STATED TASK
Repeat only the lines below that run from the line with "What matplotlib code" to the line with "plt.rcParams['font.family'] = ['Liberation", ends included; skip every picture.

EXTRACTED INFORMATION
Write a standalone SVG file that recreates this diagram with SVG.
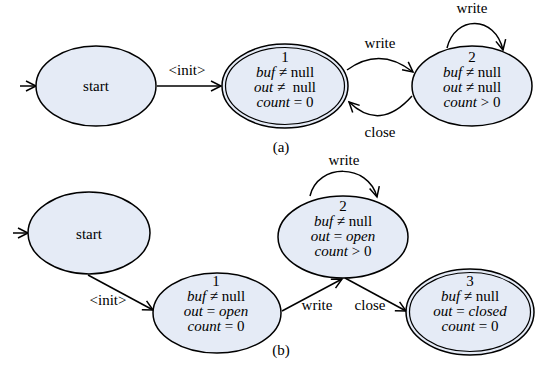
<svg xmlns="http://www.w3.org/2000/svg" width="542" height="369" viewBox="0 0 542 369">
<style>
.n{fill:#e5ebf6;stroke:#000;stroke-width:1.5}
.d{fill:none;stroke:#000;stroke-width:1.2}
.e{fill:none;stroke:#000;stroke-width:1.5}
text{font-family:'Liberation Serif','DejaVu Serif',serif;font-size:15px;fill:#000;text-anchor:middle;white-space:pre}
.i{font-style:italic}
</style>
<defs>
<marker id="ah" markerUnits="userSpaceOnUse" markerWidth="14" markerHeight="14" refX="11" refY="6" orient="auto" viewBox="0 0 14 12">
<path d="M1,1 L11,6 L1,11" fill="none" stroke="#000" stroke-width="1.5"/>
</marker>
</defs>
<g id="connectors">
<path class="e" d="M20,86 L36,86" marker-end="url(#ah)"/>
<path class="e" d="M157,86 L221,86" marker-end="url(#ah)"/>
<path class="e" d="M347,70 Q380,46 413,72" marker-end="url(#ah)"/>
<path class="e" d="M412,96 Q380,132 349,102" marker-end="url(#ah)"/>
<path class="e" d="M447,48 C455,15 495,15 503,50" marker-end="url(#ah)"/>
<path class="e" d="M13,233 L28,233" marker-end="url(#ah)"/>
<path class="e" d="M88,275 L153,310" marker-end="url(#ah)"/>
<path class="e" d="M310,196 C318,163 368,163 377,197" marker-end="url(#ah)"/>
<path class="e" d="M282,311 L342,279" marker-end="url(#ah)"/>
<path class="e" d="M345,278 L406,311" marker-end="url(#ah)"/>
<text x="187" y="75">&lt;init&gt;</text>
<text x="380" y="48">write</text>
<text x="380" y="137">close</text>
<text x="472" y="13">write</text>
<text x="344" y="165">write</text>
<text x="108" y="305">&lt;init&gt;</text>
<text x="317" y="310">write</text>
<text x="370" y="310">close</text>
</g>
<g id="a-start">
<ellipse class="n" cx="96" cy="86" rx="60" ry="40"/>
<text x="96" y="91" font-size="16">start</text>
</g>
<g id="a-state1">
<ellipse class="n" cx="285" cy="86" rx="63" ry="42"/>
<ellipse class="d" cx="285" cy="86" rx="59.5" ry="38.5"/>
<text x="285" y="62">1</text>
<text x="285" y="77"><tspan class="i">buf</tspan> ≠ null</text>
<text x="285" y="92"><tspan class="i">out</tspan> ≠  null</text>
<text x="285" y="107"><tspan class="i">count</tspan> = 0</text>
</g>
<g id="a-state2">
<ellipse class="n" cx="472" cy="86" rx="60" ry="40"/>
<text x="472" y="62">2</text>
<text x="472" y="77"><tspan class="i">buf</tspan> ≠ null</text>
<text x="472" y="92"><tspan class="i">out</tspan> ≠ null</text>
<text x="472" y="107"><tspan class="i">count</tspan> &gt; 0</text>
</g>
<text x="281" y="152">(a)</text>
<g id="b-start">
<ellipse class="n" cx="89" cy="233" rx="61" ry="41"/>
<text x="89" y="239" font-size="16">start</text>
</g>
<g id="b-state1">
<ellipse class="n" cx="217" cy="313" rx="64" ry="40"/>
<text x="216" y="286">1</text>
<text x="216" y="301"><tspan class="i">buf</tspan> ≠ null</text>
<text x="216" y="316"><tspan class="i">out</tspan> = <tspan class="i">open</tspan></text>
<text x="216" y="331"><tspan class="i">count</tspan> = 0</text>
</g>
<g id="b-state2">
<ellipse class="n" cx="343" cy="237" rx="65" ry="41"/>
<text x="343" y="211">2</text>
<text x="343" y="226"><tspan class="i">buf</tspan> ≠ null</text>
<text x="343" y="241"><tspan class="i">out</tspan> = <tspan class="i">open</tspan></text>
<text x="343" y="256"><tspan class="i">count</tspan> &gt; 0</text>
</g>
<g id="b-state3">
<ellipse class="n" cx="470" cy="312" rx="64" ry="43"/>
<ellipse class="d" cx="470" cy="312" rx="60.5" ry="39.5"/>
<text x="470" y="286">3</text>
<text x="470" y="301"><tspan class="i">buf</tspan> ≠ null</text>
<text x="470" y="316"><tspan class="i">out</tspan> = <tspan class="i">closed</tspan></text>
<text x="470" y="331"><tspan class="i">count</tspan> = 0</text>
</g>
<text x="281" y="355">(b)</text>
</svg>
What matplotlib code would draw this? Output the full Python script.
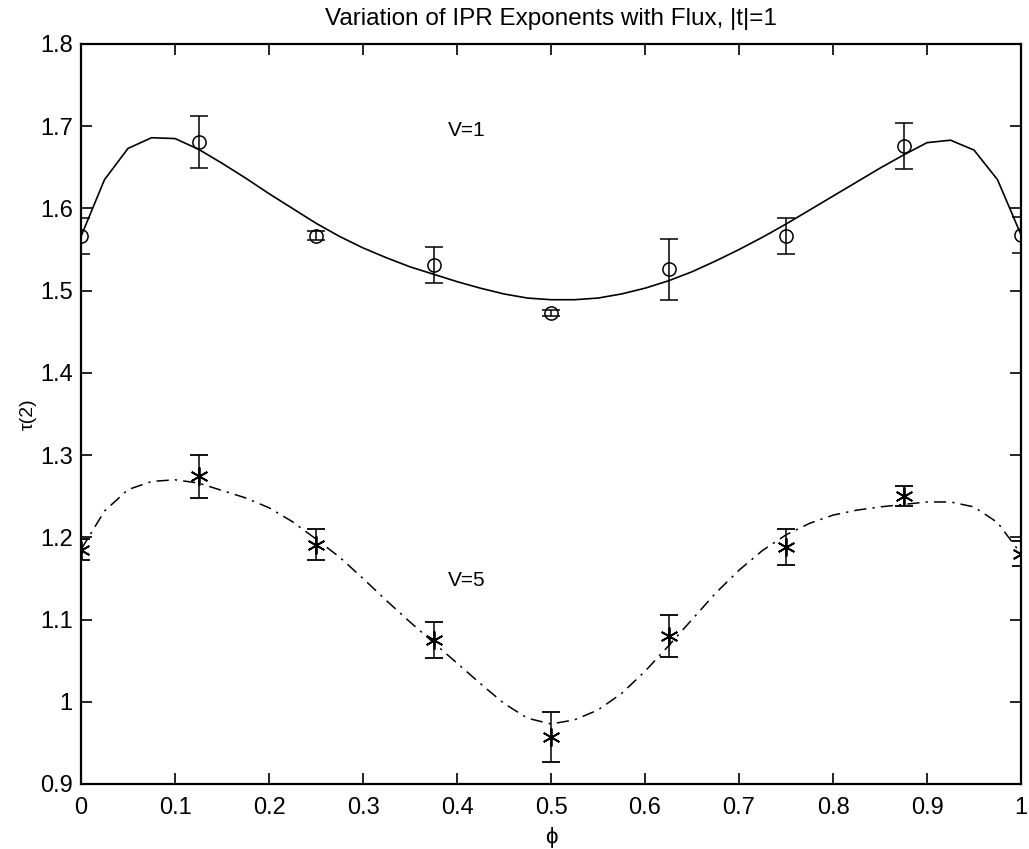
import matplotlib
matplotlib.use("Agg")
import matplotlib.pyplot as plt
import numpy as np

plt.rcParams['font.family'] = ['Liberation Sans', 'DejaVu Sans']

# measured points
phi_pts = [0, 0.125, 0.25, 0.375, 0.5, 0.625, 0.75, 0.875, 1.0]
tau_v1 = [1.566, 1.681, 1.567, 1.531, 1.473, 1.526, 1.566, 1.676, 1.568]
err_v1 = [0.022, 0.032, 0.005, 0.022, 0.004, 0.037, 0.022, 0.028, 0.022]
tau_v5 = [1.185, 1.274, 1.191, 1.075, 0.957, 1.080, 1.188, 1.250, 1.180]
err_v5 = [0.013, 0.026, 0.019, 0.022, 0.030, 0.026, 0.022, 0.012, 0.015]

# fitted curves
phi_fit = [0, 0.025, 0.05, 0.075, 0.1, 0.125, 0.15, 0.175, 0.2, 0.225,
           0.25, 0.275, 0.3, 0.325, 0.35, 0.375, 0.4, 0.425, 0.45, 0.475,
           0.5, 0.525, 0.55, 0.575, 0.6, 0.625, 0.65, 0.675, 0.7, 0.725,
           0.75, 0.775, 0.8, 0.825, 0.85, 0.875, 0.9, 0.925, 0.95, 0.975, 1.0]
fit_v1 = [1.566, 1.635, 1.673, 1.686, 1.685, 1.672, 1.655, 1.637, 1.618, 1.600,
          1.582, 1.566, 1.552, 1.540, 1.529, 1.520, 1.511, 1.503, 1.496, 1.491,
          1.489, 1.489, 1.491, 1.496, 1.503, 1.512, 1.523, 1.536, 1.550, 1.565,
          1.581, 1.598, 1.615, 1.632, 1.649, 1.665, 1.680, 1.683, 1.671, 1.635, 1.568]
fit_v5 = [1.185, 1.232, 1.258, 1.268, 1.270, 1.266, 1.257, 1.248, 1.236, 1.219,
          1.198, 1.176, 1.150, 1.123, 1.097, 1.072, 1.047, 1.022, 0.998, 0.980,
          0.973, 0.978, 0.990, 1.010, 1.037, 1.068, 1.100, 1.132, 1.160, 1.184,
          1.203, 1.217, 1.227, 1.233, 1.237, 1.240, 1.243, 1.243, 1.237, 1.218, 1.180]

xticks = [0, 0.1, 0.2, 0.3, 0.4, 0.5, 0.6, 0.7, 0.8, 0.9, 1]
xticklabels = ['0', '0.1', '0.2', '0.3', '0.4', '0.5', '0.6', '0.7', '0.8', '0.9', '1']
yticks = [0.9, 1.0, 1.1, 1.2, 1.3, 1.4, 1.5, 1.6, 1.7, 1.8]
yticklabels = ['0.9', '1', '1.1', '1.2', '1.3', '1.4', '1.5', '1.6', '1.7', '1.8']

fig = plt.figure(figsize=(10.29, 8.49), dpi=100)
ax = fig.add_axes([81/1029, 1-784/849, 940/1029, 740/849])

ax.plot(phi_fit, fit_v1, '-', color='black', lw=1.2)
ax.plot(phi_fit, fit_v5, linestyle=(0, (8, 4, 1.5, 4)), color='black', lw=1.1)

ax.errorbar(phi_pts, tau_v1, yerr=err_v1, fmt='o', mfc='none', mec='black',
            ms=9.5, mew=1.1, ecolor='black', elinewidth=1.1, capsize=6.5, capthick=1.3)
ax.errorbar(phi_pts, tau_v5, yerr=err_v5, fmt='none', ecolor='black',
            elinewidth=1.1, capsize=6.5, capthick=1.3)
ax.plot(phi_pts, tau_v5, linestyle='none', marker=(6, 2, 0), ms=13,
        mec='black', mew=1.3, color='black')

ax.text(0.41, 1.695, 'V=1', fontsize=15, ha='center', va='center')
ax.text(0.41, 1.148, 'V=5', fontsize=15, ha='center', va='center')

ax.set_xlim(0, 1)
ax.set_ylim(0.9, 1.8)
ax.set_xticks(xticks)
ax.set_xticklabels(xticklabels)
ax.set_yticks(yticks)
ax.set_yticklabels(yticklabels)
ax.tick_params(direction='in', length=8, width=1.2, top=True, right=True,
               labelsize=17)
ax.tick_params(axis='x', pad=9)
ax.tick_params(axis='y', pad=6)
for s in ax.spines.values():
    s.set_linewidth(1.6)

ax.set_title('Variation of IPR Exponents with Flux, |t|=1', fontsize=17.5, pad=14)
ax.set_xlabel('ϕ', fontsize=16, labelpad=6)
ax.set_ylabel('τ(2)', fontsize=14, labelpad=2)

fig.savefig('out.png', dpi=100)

* * *

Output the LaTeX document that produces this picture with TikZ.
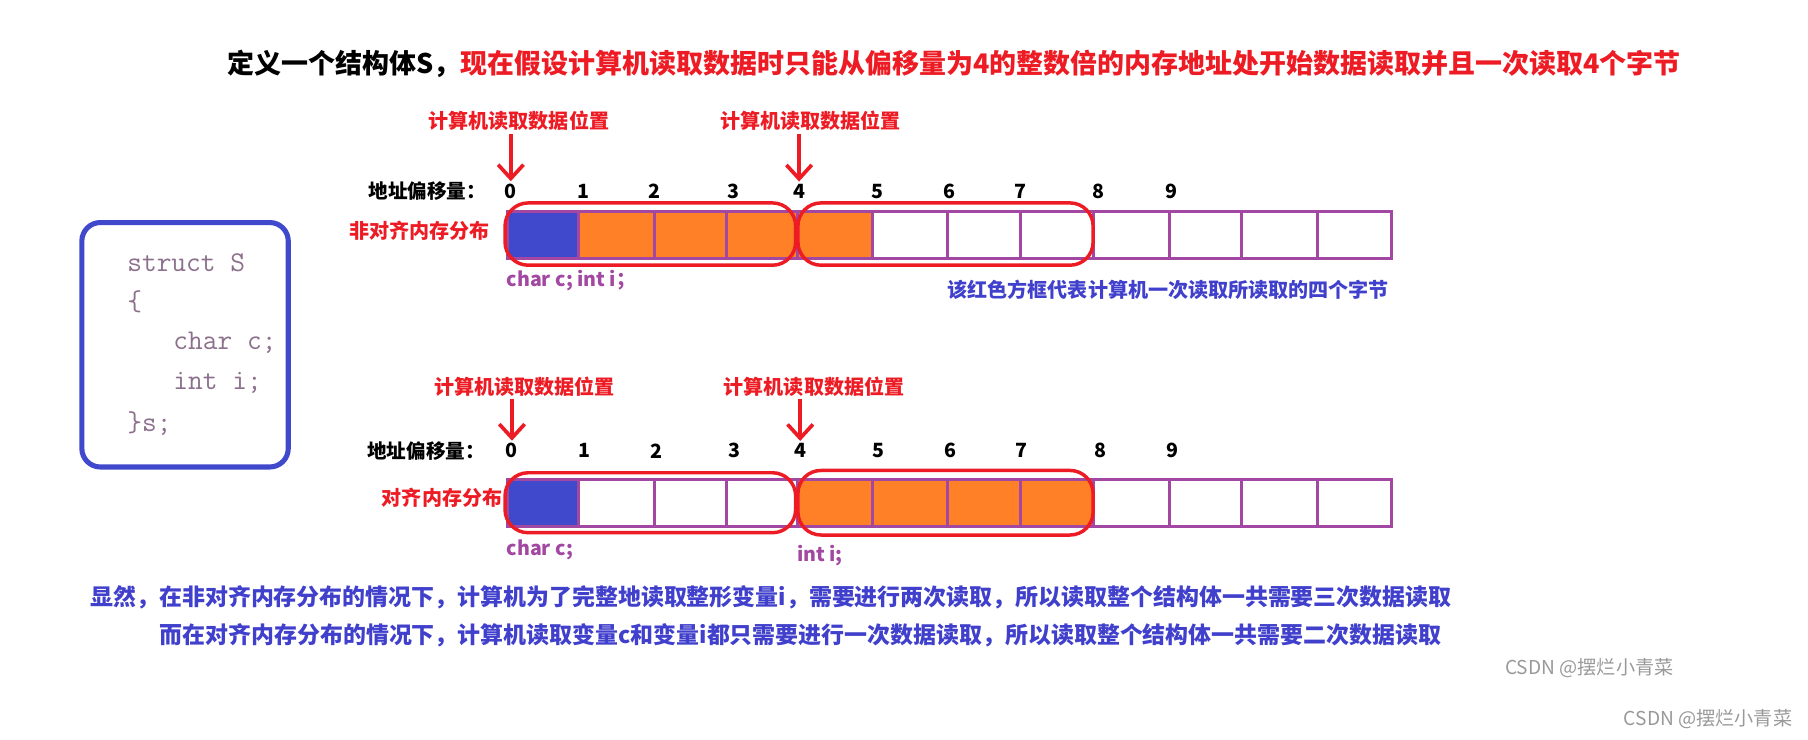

RESULT OF THE EXERCISE
What matplotlib code would draw this? Output the full Python script.
import matplotlib
matplotlib.use("Agg")
import matplotlib.pyplot as plt
import numpy as np

plt.rcParams['font.family'] = ['Liberation Sans', 'DejaVu Sans']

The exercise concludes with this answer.